I just don't get whey they're so desperate to cripple the low end cards.
Like I'm sure the low RAM and speed is fine at 1080p, but my brother in Christ it is 2024. 4K displays have been standard for a decade. I'm not sure when PC gamers went from "behold thine might from thou potato boxes" to "I guess I'll play at 1080p with upscaling if I can have a nice reflection".
4k displays are not at all standard and certainly not for a decade. 1440p is. And it hasn't been that long since the market share of 1440p overtook that of 1080p according to the Steam Hardware survey IIRC.
I do wonder how much higher that would be if GPUs targeting 4K were £299 rather than £999.
Although some of it is down to monitors being on desks right in front of you and 4K not really being needed. It would also be interesting to for Valve to weight the results by hours spent gaming that month (and amount they actually spend on games), rather than just counting hardware numbers.
Have I said anything in favor of crippling lower end cards or that these high prices of the high end cards are good? My only argument was that 4K displays in the PC space being the standard was simply delusional because the stats say something wholly different.
I think it's just an upselling strategy, although I agree I don't think it makes much sense. Budget gamers really should look to AMD these days, but unfortunately Nvidia's brand power is ridiculous.

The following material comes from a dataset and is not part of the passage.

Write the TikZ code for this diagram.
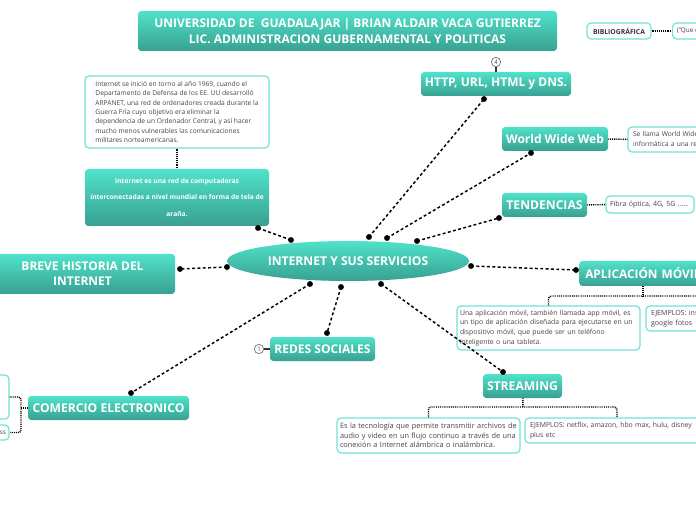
\documentclass[tikz,border=0pt]{standalone}
\usepackage{fontspec}
\setmainfont{Open Sans}
\usetikzlibrary{shapes.geometric}
\definecolor{ttop}{RGB}{80,226,202}
\definecolor{tbot}{RGB}{56,160,145}
\definecolor{bord}{RGB}{112,228,214}
\definecolor{txt}{RGB}{70,70,70}
\begin{document}
\begin{tikzpicture}[x=0.75pt,y=-0.75pt,
 sz/.style 2 args={minimum width=#1*0.75pt, minimum height=#2*0.75pt},
 tbox/.style={rounded corners=2.5pt, top color=ttop, bottom color=tbot, draw=none, text=white, font=\bfseries, inner sep=0pt, align=center},
 wbox/.style={rounded corners=3pt, draw=bord, line width=0.9pt, fill=white, text=txt, inner sep=0pt},
 conn/.style={line width=1.1pt, dash pattern=on 2.2pt off 1.8pt},
 sub/.style={line width=1.1pt, dash pattern=on 0.7pt off 0.7pt, rounded corners=2pt},
 enddot/.style={fill=black},
 numc/.style={circle, draw=gray, line width=0.6pt, fill=white, inner sep=0pt, minimum size=7pt, font=\fontsize{4.6}{5}\selectfont, text=black!70}]
\useasboundingbox (0,0) rectangle (696,520);
\clip (0,0) rectangle (696,520);
\fill[white] (0,0) rectangle (696,520);

% title
\node[tbox, sz={419}{40}, font=\bfseries\fontsize{9.0}{11.6}\selectfont] (title) at (347.5,31)
 {UNIVERSIDAD DE\ \ GUADALAJAR | BRIAN ALDAIR VACA GUTIERREZ\\LIC. ADMINISTRACION GUBERNAMENTAL Y POLITICAS};

% bibliografica
\node[wbox, sz={64}{16}, font=\bfseries\fontsize{5.1}{6}\selectfont, text=black!80] (bib) at (619,31) {BIBLIOGRÁFICA};
\node[wbox, sz={90}{16}, anchor=west, align=left, inner xsep=3pt, font=\fontsize{4.8}{5}\selectfont] (bib2) at (672,31) {(“Que es Internet”)\hspace*{20pt}};
\draw[sub] (bib) -- (bib2);

% historia text
\node[wbox, sz={184}{72}, align=left, font=\fontsize{5.0}{7}\selectfont] (hist) at (177,112)
 {Internet se inició en torno al año 1969, cuando el\\
 Departamento de Defensa de los EE. UU desarrolló\\
 ARPANET, una red de ordenadores creada durante la\\
 Guerra Fría cuyo objetivo era eliminar la\\
 dependencia de un Ordenador Central, y así hacer\\
 mucho menos vulnerables las comunicaciones\\
 militares norteamericanas.\hspace*{60pt}};
\node[tbox, sz={184}{57}, font=\bfseries\fontsize{5.0}{12.4}\selectfont] (red) at (177,197.5)
 {Internet es una red de computadoras\\interconectadas a nivel mundial en forma de tela de\\araña.};
\draw[sub] (hist) -- (red);

% center
\node[ellipse, top color=ttop, bottom color=tbot, sz={242}{40}, inner sep=0pt, text=white, font=\bfseries\fontsize{9.1}{10}\selectfont] (center) at (348,261) {INTERNET Y SUS SERVICIOS};

% HTTP
\node[tbox, sz={150}{24}, font=\bfseries\fontsize{9.0}{11}\selectfont] (http) at (496,84) {HTTP, URL, HTML y DNS.};
\node[numc] (n4) at (496,62) {4};
\draw[line width=0.8pt, black!80] (n4) -- (http);

% WWW
\node[tbox, sz={106}{24}, font=\bfseries\fontsize{9.0}{11}\selectfont] (www) at (555,139) {World Wide Web};
\node[wbox, sz={132}{25}, align=left, text width=122*0.75pt, font=\fontsize{5.0}{7.5}\selectfont] (wwwd) at (694,139.5)
 {Se llama World Wide Web\\informática a una red};
\draw[sub] (www) -- (wwwd);

% Tendencias
\node[tbox, sz={85}{24}, font=\bfseries\fontsize{9.1}{11}\selectfont] (tend) at (544.5,205) {TENDENCIAS};
\node[wbox, sz={88}{17}, align=left, text width=80*0.75pt, font=\fontsize{5.3}{6}\selectfont] (tendd) at (650,204.5) {Fibra óptica, 4G, 5G ……};
\draw[sub] (tend) -- (tendd);

% Breve historia
\node[tbox, sz={185}{40}, font=\bfseries\fontsize{9.0}{11.4}\selectfont] (breve) at (82.5,274) {BREVE HISTORIA DEL\\INTERNET};

% Aplicacion movil
\node[tbox, sz={181}{25}, anchor=west, align=left, text width=170*0.75pt, inner xsep=4.5pt, font=\bfseries\fontsize{8.9}{11}\selectfont] (aplic) at (579,273.5) {APLICACIÓN MÓVIL};
\node[wbox, sz={183}{44}, align=left, text width=177*0.75pt, font=\fontsize{5.15}{7.3}\selectfont] (apd1) at (548.5,328)
 {Una aplicación móvil, también llamada app móvil, es\\
 un tipo de aplicación diseñada para ejecutarse en un\\
 dispositivo móvil, que puede ser un teléfono\\
 inteligente o una tableta.};
\node[wbox, sz={114}{25}, align=left, text width=104*0.75pt, font=\fontsize{5.3}{7.3}\selectfont] (apd2) at (703,318.5)
 {EJEMPLOS: instagram\\google fotos};
\coordinate (apj) at (643,296);
\draw[sub] (aplic.south -| apj) -- (apj);
\draw[sub] (apd1.north) |- (apj) -| (apd2.north);

% Redes sociales
\node[tbox, sz={105}{24}, font=\bfseries\fontsize{9.0}{11}\selectfont] (redes) at (322.5,349) {REDES SOCIALES};
\node[numc] (n1) at (259,349) {1};
\draw[line width=0.8pt, black!80] (n1) -- (redes);

% Streaming
\node[tbox, sz={79}{24}, font=\bfseries\fontsize{9.1}{11}\selectfont] (stream) at (522.5,386) {STREAMING};
\node[wbox, sz={183}{35}, align=left, text width=177*0.75pt, font=\fontsize{5.5}{7.3}\selectfont] (std1) at (428.5,435.5)
 {Es la tecnología que permite transmitir archivos de\\
 audio y video en un flujo continuo a través de una\\
 conexión a Internet alámbrica o inalámbrica.};
\node[wbox, sz={184}{25}, align=left, text width=174*0.75pt, font=\fontsize{5.15}{7.3}\selectfont] (std2) at (617,430.5)
 {EJEMPLOS: netflix, amazon, hbo max, hulu, disney\\plus etc};
\coordinate (stj) at (523,407);
\draw[sub] (stream) -- (stj);
\draw[sub] (std1.north) |- (stj) -| (std2.north);

% Comercio electronico
\node[tbox, sz={161}{24}, font=\bfseries\fontsize{9.1}{11}\selectfont] (comercio) at (108.5,408) {COMERCIO ELECTRONICO};
\node[wbox, sz={109}{44}] (cd1) at (-45.5,397) {};
\node[wbox, sz={69}{15}, align=right, text width=63*0.75pt, font=\fontsize{4.8}{6}\selectfont] (cd2) at (-25.5,432.5) {e-business};
\coordinate (cmj) at (21,408);
\draw[sub] (comercio.west) -- (cmj);
\draw[sub] (cd1.east) -| (cmj) |- (cd2.east);

% main connectors
\coordinate (a1) at (369,237); \coordinate (b1) at (484,99);
\coordinate (a2) at (387,238); \coordinate (b2) at (531,153);
\coordinate (a3) at (417,241); \coordinate (b3) at (499,218);
\coordinate (a4) at (471,266); \coordinate (b4) at (576,270);
\coordinate (a5) at (381,284); \coordinate (b5) at (503,372);
\coordinate (a6) at (341,287); \coordinate (b6) at (327,333);
\coordinate (a7) at (310,284); \coordinate (b7) at (131,393);
\coordinate (a8) at (227,267); \coordinate (b8) at (180,269);
\coordinate (a9) at (291,240); \coordinate (b9) at (258,228);
\foreach \i in {1,...,9}{
  \draw[conn] (a\i) -- (b\i);
  \fill[enddot] (a\i) circle (2.2pt);
  \fill[enddot] (b\i) circle (2.2pt);
}
\end{tikzpicture}
\end{document}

An the issue for PC gamers is that Nvidia has spent the last few years convincing devs to shovel DLSS into everything, rather than a generic upscaling solution that other vendors could just drop their own algorithms into, meaning there's a ton of games that won't upscale nicely on anything else.
I used to buy broken video cards on ebay for ~$25-50. The ones that run, but shut off have clogged heat sinks. No tools or parts required. Just blow out the dust. Obviously more risky, but sometimes you can hit gold.
If you can buy a ten and one works, you've saved money. Two work and you're making money. The only question is whether the tenth card really will work or not.
AMD will go back to the same strategy they had with the RX 580. They don't plan to release high end cards next generation. It seems they just want to pump out a higher volume of mid-tier (which is vague and subjective) while fixing hardware bugs plaguing the previous generation.
Hopefully, this means we can game on a budget while AMD is focusing primarily on marketshare.